→ **WHAT IS ASKED**
A verbatim copy is needed of the lines from the one containing "Give me the TikZ source for this diagram." down to the one containing "(6.40,3.61) circle (1.675);", inclusive. Print it with no pictures.

→ **RECORDED DATA**
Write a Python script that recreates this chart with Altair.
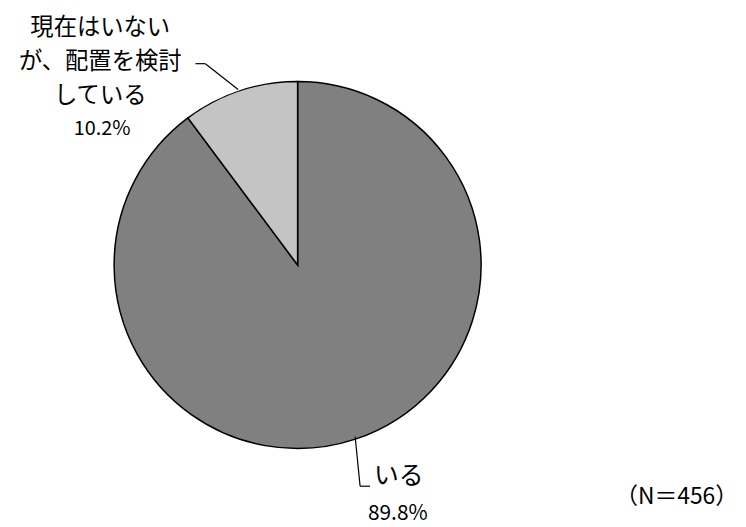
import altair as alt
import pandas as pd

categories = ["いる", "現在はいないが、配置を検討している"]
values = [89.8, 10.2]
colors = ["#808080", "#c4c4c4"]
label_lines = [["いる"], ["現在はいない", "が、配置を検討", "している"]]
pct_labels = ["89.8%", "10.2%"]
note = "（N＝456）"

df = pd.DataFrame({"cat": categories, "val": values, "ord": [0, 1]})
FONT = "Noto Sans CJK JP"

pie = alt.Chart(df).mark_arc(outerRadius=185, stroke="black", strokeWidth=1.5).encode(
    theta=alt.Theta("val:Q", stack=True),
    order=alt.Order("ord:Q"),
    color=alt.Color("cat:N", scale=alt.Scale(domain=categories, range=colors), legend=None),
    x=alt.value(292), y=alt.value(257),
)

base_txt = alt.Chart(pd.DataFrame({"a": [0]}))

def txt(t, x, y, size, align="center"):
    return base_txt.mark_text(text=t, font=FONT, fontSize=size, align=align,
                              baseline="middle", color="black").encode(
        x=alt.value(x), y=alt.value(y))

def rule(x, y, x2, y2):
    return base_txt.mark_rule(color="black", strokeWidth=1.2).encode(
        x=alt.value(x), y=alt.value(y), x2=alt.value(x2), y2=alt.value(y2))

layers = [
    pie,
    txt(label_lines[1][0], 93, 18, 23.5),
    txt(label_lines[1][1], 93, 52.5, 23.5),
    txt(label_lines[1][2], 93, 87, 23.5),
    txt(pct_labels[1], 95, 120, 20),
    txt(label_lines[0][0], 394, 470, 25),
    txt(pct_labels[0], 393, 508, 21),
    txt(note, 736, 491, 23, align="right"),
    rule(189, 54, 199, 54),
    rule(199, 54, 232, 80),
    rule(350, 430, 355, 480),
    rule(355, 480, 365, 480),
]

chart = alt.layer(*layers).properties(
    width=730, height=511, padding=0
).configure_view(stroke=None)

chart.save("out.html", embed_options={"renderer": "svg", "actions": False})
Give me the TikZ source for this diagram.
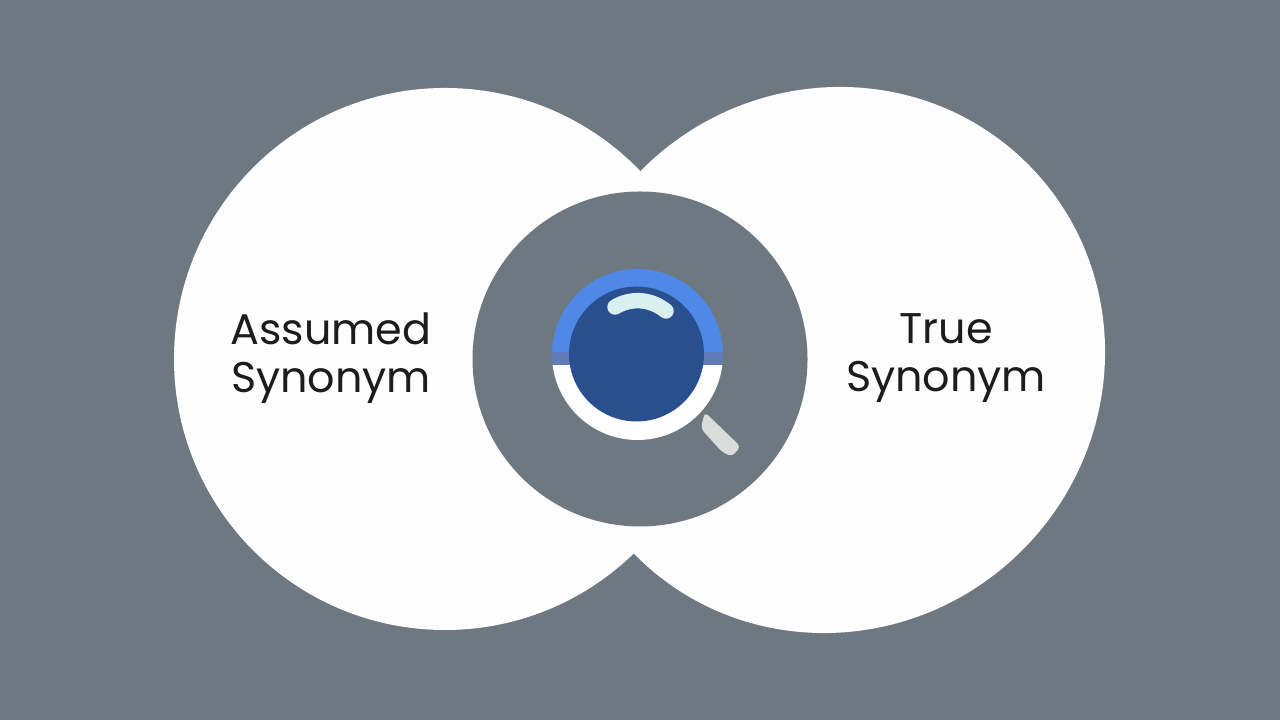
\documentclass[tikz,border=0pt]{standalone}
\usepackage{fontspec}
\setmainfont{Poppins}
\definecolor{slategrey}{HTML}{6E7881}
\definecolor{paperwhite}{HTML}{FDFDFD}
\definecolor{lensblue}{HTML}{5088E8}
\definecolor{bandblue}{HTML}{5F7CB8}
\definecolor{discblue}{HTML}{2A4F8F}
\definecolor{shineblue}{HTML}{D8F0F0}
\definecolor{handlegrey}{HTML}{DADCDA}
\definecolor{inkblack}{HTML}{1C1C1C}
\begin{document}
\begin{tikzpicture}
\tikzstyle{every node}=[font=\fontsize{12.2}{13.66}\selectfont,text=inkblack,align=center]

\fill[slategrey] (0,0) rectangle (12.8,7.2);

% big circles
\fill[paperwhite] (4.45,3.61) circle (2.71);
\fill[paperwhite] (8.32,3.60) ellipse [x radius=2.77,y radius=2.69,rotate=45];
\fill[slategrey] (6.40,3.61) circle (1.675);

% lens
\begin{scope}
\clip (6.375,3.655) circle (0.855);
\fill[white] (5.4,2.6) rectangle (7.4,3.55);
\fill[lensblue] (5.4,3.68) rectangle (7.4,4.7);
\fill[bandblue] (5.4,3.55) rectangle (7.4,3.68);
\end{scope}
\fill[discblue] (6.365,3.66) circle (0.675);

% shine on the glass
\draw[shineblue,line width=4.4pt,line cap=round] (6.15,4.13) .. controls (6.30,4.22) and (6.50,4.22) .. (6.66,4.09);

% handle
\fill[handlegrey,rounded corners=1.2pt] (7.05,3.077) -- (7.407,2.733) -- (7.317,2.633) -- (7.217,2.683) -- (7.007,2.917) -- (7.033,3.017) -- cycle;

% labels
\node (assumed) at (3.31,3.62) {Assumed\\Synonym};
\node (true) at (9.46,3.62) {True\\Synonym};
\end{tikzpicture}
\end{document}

→ **EXERCISE SOLUTION**
Give me the TikZ source for this diagram.
\documentclass[tikz,border=0pt]{standalone}
\usepackage{fontspec}
\setmainfont{Poppins}
\definecolor{slategrey}{HTML}{6E7881}
\definecolor{paperwhite}{HTML}{FDFDFD}
\definecolor{lensblue}{HTML}{5088E8}
\definecolor{bandblue}{HTML}{5F7CB8}
\definecolor{discblue}{HTML}{2A4F8F}
\definecolor{shineblue}{HTML}{D8F0F0}
\definecolor{handlegrey}{HTML}{DADCDA}
\definecolor{inkblack}{HTML}{1C1C1C}
\begin{document}
\begin{tikzpicture}
\tikzstyle{every node}=[font=\fontsize{12.2}{13.66}\selectfont,text=inkblack,align=center]

\fill[slategrey] (0,0) rectangle (12.8,7.2);

% big circles
\fill[paperwhite] (4.45,3.61) circle (2.71);
\fill[paperwhite] (8.32,3.60) ellipse [x radius=2.77,y radius=2.69,rotate=45];
\fill[slategrey] (6.40,3.61) circle (1.675);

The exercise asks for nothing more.